## begin

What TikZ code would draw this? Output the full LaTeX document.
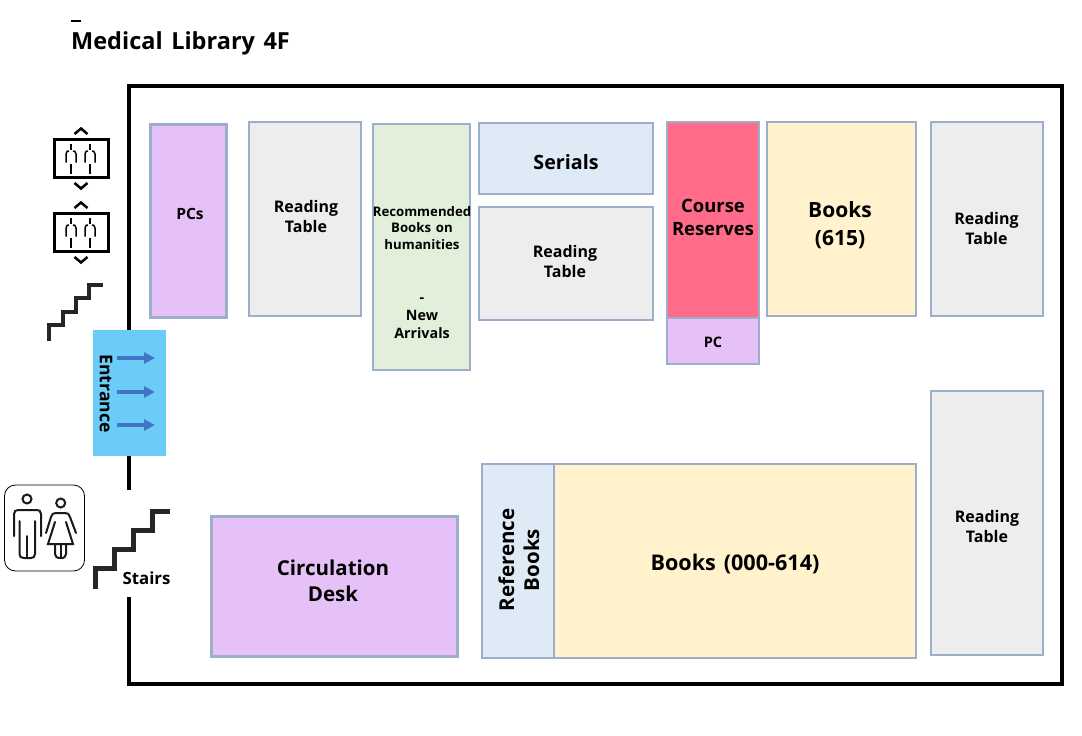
\documentclass[tikz,border=0pt]{standalone}
\usepackage{fontspec}
\setmainfont{Open Sans}[WordSpace=1.4]
\usetikzlibrary{arrows.meta}
\definecolor{edgeblue}{HTML}{9DAECD}
\definecolor{lilac}{HTML}{E6C1F7}
\definecolor{tablegrey}{HTML}{EDEDED}
\definecolor{leafgreen}{HTML}{E2EFDA}
\definecolor{paleblue}{HTML}{DEEAF6}
\definecolor{reserve}{HTML}{FF6B88}
\definecolor{bookyellow}{HTML}{FFF2CC}
\definecolor{entrance}{HTML}{6BCDF7}
\definecolor{arrowblue}{HTML}{4472C4}
\newcommand{\roomfont}[2]{\bfseries\fontsize{#1}{#2}\selectfont}
\tikzset{
  room/.style={shape=rectangle, draw=edgeblue, line width=1.8, inner sep=0pt},
  roomtext/.style={align=center, inner sep=0pt},
  wall/.style={line width=4.5, line join=miter},
  steps/.style={draw=black!85, line join=miter},
  icon/.style={draw=black!90, line width=2, line cap=round},
}
\begin{document}
\begin{tikzpicture}[x=1pt, y=-1pt]
\useasboundingbox (0,0) rectangle (1082,736);

% title
\node[font=\roomfont{23.5}{28}, anchor=west, inner sep=0pt] at (71, 43)
(title) {Medical Library 4F};
\coordinate (dashl) at (71,21);
\coordinate (dashr) at (81,21);
\draw[line width=2] (dashl) -- (dashr);

% walls
\coordinate (wallA) at (129,490);
\coordinate (wallB) at (129,86);
\coordinate (wallC) at (1062,86);
\coordinate (wallD) at (1062,684);
\coordinate (wallE) at (129,684);
\coordinate (wallF) at (129,597);
\draw[wall] (wallA) -- (wallB) -- (wallC) -- (wallD) -- (wallE) -- (wallF);

% top row
\node[room, fill=lilac, line width=3, minimum width=76, minimum height=193] at (188.5, 220.5)
(pcs) {};
\node[roomtext, font=\roomfont{15.5}{18}] at (190, 213.5)
(pcstext) {PCs};
\node[room, fill=tablegrey, minimum width=112, minimum height=194] at (305, 219)
(table1) {};
\node[roomtext, font=\roomfont{16}{20}] at (306, 216.5)
(table1text) {Reading\\Table};
\node[room, fill=leafgreen, minimum width=97, minimum height=246] at (421.5, 247)
(recommended) {};
\node[roomtext, font=\roomfont{13.2}{16.5}] at (422, 228)
(humanities) {Recommended\\Books on\\humanities};
\node[roomtext, font=\roomfont{14.3}{18}] at (422, 318)
(arrivals) {-\\New\\Arrivals};
\node[room, fill=paleblue, minimum width=174, minimum height=71] at (566, 158.5)
(serials) {};
\node[roomtext, font=\roomfont{19.7}{24}] at (566, 162)
(serialstext) {Serials};
\node[room, fill=tablegrey, minimum width=174, minimum height=113] at (566, 263.5)
(table2) {};
\node[roomtext, font=\roomfont{16}{20}] at (565, 261.5)
(table2text) {Reading\\Table};
\node[room, fill=reserve, minimum width=92, minimum height=196] at (713, 220)
(course) {};
\node[roomtext, font=\roomfont{18.4}{23}] at (713, 217.5)
(coursetext) {Course\\Reserves};
\node[room, fill=lilac, minimum width=92, minimum height=46] at (713, 341)
(pc) {};
\node[roomtext, font=\roomfont{14.5}{16}] at (713, 342)
(pctext) {PC};
\node[room, fill=bookyellow, minimum width=149, minimum height=194] at (841.5, 219)
(books615) {};
\node[roomtext, font=\roomfont{21}{28}] at (840, 225)
(books615text) {Books\\(615)};
\node[room, fill=tablegrey, minimum width=112, minimum height=194] at (987, 219)
(table3) {};
\node[roomtext, font=\roomfont{16}{20}] at (986.5, 228.5)
(table3text) {Reading\\Table};

% bottom row
\node[room, fill=tablegrey, minimum width=112, minimum height=264] at (987, 523)
(table4) {};
\node[roomtext, font=\roomfont{16}{20}] at (987, 526.5)
(table4text) {Reading\\Table};
\node[room, fill=paleblue, minimum width=72, minimum height=194] at (518, 561)
(reference) {};
\node[roomtext, font=\roomfont{20.5}{25}, rotate=90] at (519, 560)
(referencetext) {Reference\\Books};
\node[room, fill=bookyellow, minimum width=362, minimum height=194] at (735, 561)
(books) {};
\node[roomtext, font=\roomfont{21.6}{24}] at (735, 563.5)
(bookstext) {Books (000-614)};
\node[room, fill=lilac, line width=3, minimum width=246, minimum height=140] at (334.5, 586)
(desk) {};
\node[roomtext, font=\roomfont{20.5}{26}] at (333, 580.5)
(desktext) {Circulation\\Desk};

% entrance
\node[shape=rectangle, fill=entrance, minimum width=73, minimum height=126, inner sep=0pt] at (129.5, 393)
(door) {};
\node[roomtext, font=\roomfont{17.5}{20}, rotate=-90] at (106, 393.5)
(doortext) {Entrance};
\foreach \i/\y in {1/358, 2/392, 3/425} {
  \coordinate (in\i) at (117,\y);
  \coordinate (out\i) at (155,\y);
  \draw[arrowblue, line width=3.2, -{Triangle[length=11pt, width=11pt]}] (in\i) -- (out\i);
}

% lifts
\foreach \n/\y in {1/0, 2/74} {
  \begin{scope}[yshift=-\y]
    \node[shape=rectangle, draw=black, line width=3, minimum width=54, minimum height=38, inner sep=0pt] at (81, 158.5)
    (lift\n) {};
    \draw[line width=2.5] (74.5,134) -- (81,128.5) -- (87.5,134);
    \draw[line width=2.5] (74.5,183) -- (81,188.5) -- (87.5,183);
    \foreach \x in {71, 90} {
      \draw[line width=2] (\x,144) -- (\x,149.5);
      \draw[line width=2] (\x,164) -- (\x,174);
      \draw[line width=1.5] (\x-5,162.5) -- (\x-5,154) .. controls (\x-5,151) and (\x-3,151) .. (\x-2,151);
      \draw[line width=1.5] (\x+5,162.5) -- (\x+5,154) .. controls (\x+5,151) and (\x+3,151) .. (\x+2,151);
    }
  \end{scope}
}

% stairs
\draw[steps, line width=3.5] (49,341) -- (49,325) -- (63,325) -- (63,312) -- (76,312)
  -- (76,298) -- (89,298) -- (89,285) -- (102.5,285);
\draw[steps, line width=5] (95,589) -- (95,568) -- (114,568) -- (114,549) -- (133,549)
  -- (133,530) -- (152,530) -- (152,511) -- (170,511);
\node[roomtext, font=\roomfont{16.8}{18}] at (146.5, 578.5)
(stairs) {Stairs};

% toilets
\node[shape=rectangle, draw=black, rounded corners=11, minimum width=80, minimum height=86, inner sep=0pt, line width=0.8] at (44.5, 528)
(wc) {};
\draw[icon] (27,499) circle (4.5);
\draw[icon] (60.7,503) circle (4.5);
\draw[icon] (14,536) -- (14,514) .. controls (14,511) and (16,510) .. (18,510) -- (37,510)
  .. controls (39,510) and (41,511) .. (41,514) -- (41,536);
\draw[icon] (19.5,521) -- (19.5,554) .. controls (19.5,557) and (21,558) .. (24,558) -- (31,558)
  .. controls (33,558) and (35,557) .. (35,554) -- (35,521);
\draw[icon] (27,536) -- (27,558);
\draw[icon] (46,533) -- (51,517) .. controls (52,514) and (53,513) .. (56,513) -- (65,513)
  .. controls (68,513) and (69,514) .. (70,517) -- (76,533);
\draw[icon] (55,522) -- (48,544) -- (73,544) -- (66,522);
\draw[icon] (55,544) -- (55,554) .. controls (55,557) and (57,558) .. (60.7,558)
  .. controls (64,558) and (66,557) .. (66,554) -- (66,544);
\draw[icon] (60.7,544) -- (60.7,558);
\end{tikzpicture}
\end{document}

## end

GIVEN TASK: Transcribe the full listing character for character. Pictures are excluded.

THE OUTPUT:
What TikZ code would draw this? Output the full LaTeX document.
\documentclass[tikz,border=0pt]{standalone}
\usepackage{fontspec}
\setmainfont{Open Sans}[WordSpace=1.4]
\usetikzlibrary{arrows.meta}
\definecolor{edgeblue}{HTML}{9DAECD}
\definecolor{lilac}{HTML}{E6C1F7}
\definecolor{tablegrey}{HTML}{EDEDED}
\definecolor{leafgreen}{HTML}{E2EFDA}
\definecolor{paleblue}{HTML}{DEEAF6}
\definecolor{reserve}{HTML}{FF6B88}
\definecolor{bookyellow}{HTML}{FFF2CC}
\definecolor{entrance}{HTML}{6BCDF7}
\definecolor{arrowblue}{HTML}{4472C4}
\newcommand{\roomfont}[2]{\bfseries\fontsize{#1}{#2}\selectfont}
\tikzset{
  room/.style={shape=rectangle, draw=edgeblue, line width=1.8, inner sep=0pt},
  roomtext/.style={align=center, inner sep=0pt},
  wall/.style={line width=4.5, line join=miter},
  steps/.style={draw=black!85, line join=miter},
  icon/.style={draw=black!90, line width=2, line cap=round},
}
\begin{document}
\begin{tikzpicture}[x=1pt, y=-1pt]
\useasboundingbox (0,0) rectangle (1082,736);

% title
\node[font=\roomfont{23.5}{28}, anchor=west, inner sep=0pt] at (71, 43)
(title) {Medical Library 4F};
\coordinate (dashl) at (71,21);
\coordinate (dashr) at (81,21);
\draw[line width=2] (dashl) -- (dashr);

% walls
\coordinate (wallA) at (129,490);
\coordinate (wallB) at (129,86);
\coordinate (wallC) at (1062,86);
\coordinate (wallD) at (1062,684);
\coordinate (wallE) at (129,684);
\coordinate (wallF) at (129,597);
\draw[wall] (wallA) -- (wallB) -- (wallC) -- (wallD) -- (wallE) -- (wallF);

% top row
\node[room, fill=lilac, line width=3, minimum width=76, minimum height=193] at (188.5, 220.5)
(pcs) {};
\node[roomtext, font=\roomfont{15.5}{18}] at (190, 213.5)
(pcstext) {PCs};
\node[room, fill=tablegrey, minimum width=112, minimum height=194] at (305, 219)
(table1) {};
\node[roomtext, font=\roomfont{16}{20}] at (306, 216.5)
(table1text) {Reading\\Table};
\node[room, fill=leafgreen, minimum width=97, minimum height=246] at (421.5, 247)
(recommended) {};
\node[roomtext, font=\roomfont{13.2}{16.5}] at (422, 228)
(humanities) {Recommended\\Books on\\humanities};
\node[roomtext, font=\roomfont{14.3}{18}] at (422, 318)
(arrivals) {-\\New\\Arrivals};
\node[room, fill=paleblue, minimum width=174, minimum height=71] at (566, 158.5)
(serials) {};
\node[roomtext, font=\roomfont{19.7}{24}] at (566, 162)
(serialstext) {Serials};
\node[room, fill=tablegrey, minimum width=174, minimum height=113] at (566, 263.5)
(table2) {};
\node[roomtext, font=\roomfont{16}{20}] at (565, 261.5)
(table2text) {Reading\\Table};
\node[room, fill=reserve, minimum width=92, minimum height=196] at (713, 220)
(course) {};
\node[roomtext, font=\roomfont{18.4}{23}] at (713, 217.5)
(coursetext) {Course\\Reserves};
\node[room, fill=lilac, minimum width=92, minimum height=46] at (713, 341)
(pc) {};
\node[roomtext, font=\roomfont{14.5}{16}] at (713, 342)
(pctext) {PC};
\node[room, fill=bookyellow, minimum width=149, minimum height=194] at (841.5, 219)
(books615) {};
\node[roomtext, font=\roomfont{21}{28}] at (840, 225)
(books615text) {Books\\(615)};
\node[room, fill=tablegrey, minimum width=112, minimum height=194] at (987, 219)
(table3) {};
\node[roomtext, font=\roomfont{16}{20}] at (986.5, 228.5)
(table3text) {Reading\\Table};

% bottom row
\node[room, fill=tablegrey, minimum width=112, minimum height=264] at (987, 523)
(table4) {};
\node[roomtext, font=\roomfont{16}{20}] at (987, 526.5)
(table4text) {Reading\\Table};
\node[room, fill=paleblue, minimum width=72, minimum height=194] at (518, 561)
(reference) {};
\node[roomtext, font=\roomfont{20.5}{25}, rotate=90] at (519, 560)
(referencetext) {Reference\\Books};
\node[room, fill=bookyellow, minimum width=362, minimum height=194] at (735, 561)
(books) {};
\node[roomtext, font=\roomfont{21.6}{24}] at (735, 563.5)
(bookstext) {Books (000-614)};
\node[room, fill=lilac, line width=3, minimum width=246, minimum height=140] at (334.5, 586)
(desk) {};
\node[roomtext, font=\roomfont{20.5}{26}] at (333, 580.5)
(desktext) {Circulation\\Desk};

% entrance
\node[shape=rectangle, fill=entrance, minimum width=73, minimum height=126, inner sep=0pt] at (129.5, 393)
(door) {};
\node[roomtext, font=\roomfont{17.5}{20}, rotate=-90] at (106, 393.5)
(doortext) {Entrance};
\foreach \i/\y in {1/358, 2/392, 3/425} {
  \coordinate (in\i) at (117,\y);
  \coordinate (out\i) at (155,\y);
  \draw[arrowblue, line width=3.2, -{Triangle[length=11pt, width=11pt]}] (in\i) -- (out\i);
}

% lifts
\foreach \n/\y in {1/0, 2/74} {
  \begin{scope}[yshift=-\y]
    \node[shape=rectangle, draw=black, line width=3, minimum width=54, minimum height=38, inner sep=0pt] at (81, 158.5)
    (lift\n) {};
    \draw[line width=2.5] (74.5,134) -- (81,128.5) -- (87.5,134);
    \draw[line width=2.5] (74.5,183) -- (81,188.5) -- (87.5,183);
    \foreach \x in {71, 90} {
      \draw[line width=2] (\x,144) -- (\x,149.5);
      \draw[line width=2] (\x,164) -- (\x,174);
      \draw[line width=1.5] (\x-5,162.5) -- (\x-5,154) .. controls (\x-5,151) and (\x-3,151) .. (\x-2,151);
      \draw[line width=1.5] (\x+5,162.5) -- (\x+5,154) .. controls (\x+5,151) and (\x+3,151) .. (\x+2,151);
    }
  \end{scope}
}

% stairs
\draw[steps, line width=3.5] (49,341) -- (49,325) -- (63,325) -- (63,312) -- (76,312)
  -- (76,298) -- (89,298) -- (89,285) -- (102.5,285);
\draw[steps, line width=5] (95,589) -- (95,568) -- (114,568) -- (114,549) -- (133,549)
  -- (133,530) -- (152,530) -- (152,511) -- (170,511);
\node[roomtext, font=\roomfont{16.8}{18}] at (146.5, 578.5)
(stairs) {Stairs};

% toilets
\node[shape=rectangle, draw=black, rounded corners=11, minimum width=80, minimum height=86, inner sep=0pt, line width=0.8] at (44.5, 528)
(wc) {};
\draw[icon] (27,499) circle (4.5);
\draw[icon] (60.7,503) circle (4.5);
\draw[icon] (14,536) -- (14,514) .. controls (14,511) and (16,510) .. (18,510) -- (37,510)
  .. controls (39,510) and (41,511) .. (41,514) -- (41,536);
\draw[icon] (19.5,521) -- (19.5,554) .. controls (19.5,557) and (21,558) .. (24,558) -- (31,558)
  .. controls (33,558) and (35,557) .. (35,554) -- (35,521);
\draw[icon] (27,536) -- (27,558);
\draw[icon] (46,533) -- (51,517) .. controls (52,514) and (53,513) .. (56,513) -- (65,513)
  .. controls (68,513) and (69,514) .. (70,517) -- (76,533);
\draw[icon] (55,522) -- (48,544) -- (73,544) -- (66,522);
\draw[icon] (55,544) -- (55,554) .. controls (55,557) and (57,558) .. (60.7,558)
  .. controls (64,558) and (66,557) .. (66,554) -- (66,544);
\draw[icon] (60.7,544) -- (60.7,558);
\end{tikzpicture}
\end{document}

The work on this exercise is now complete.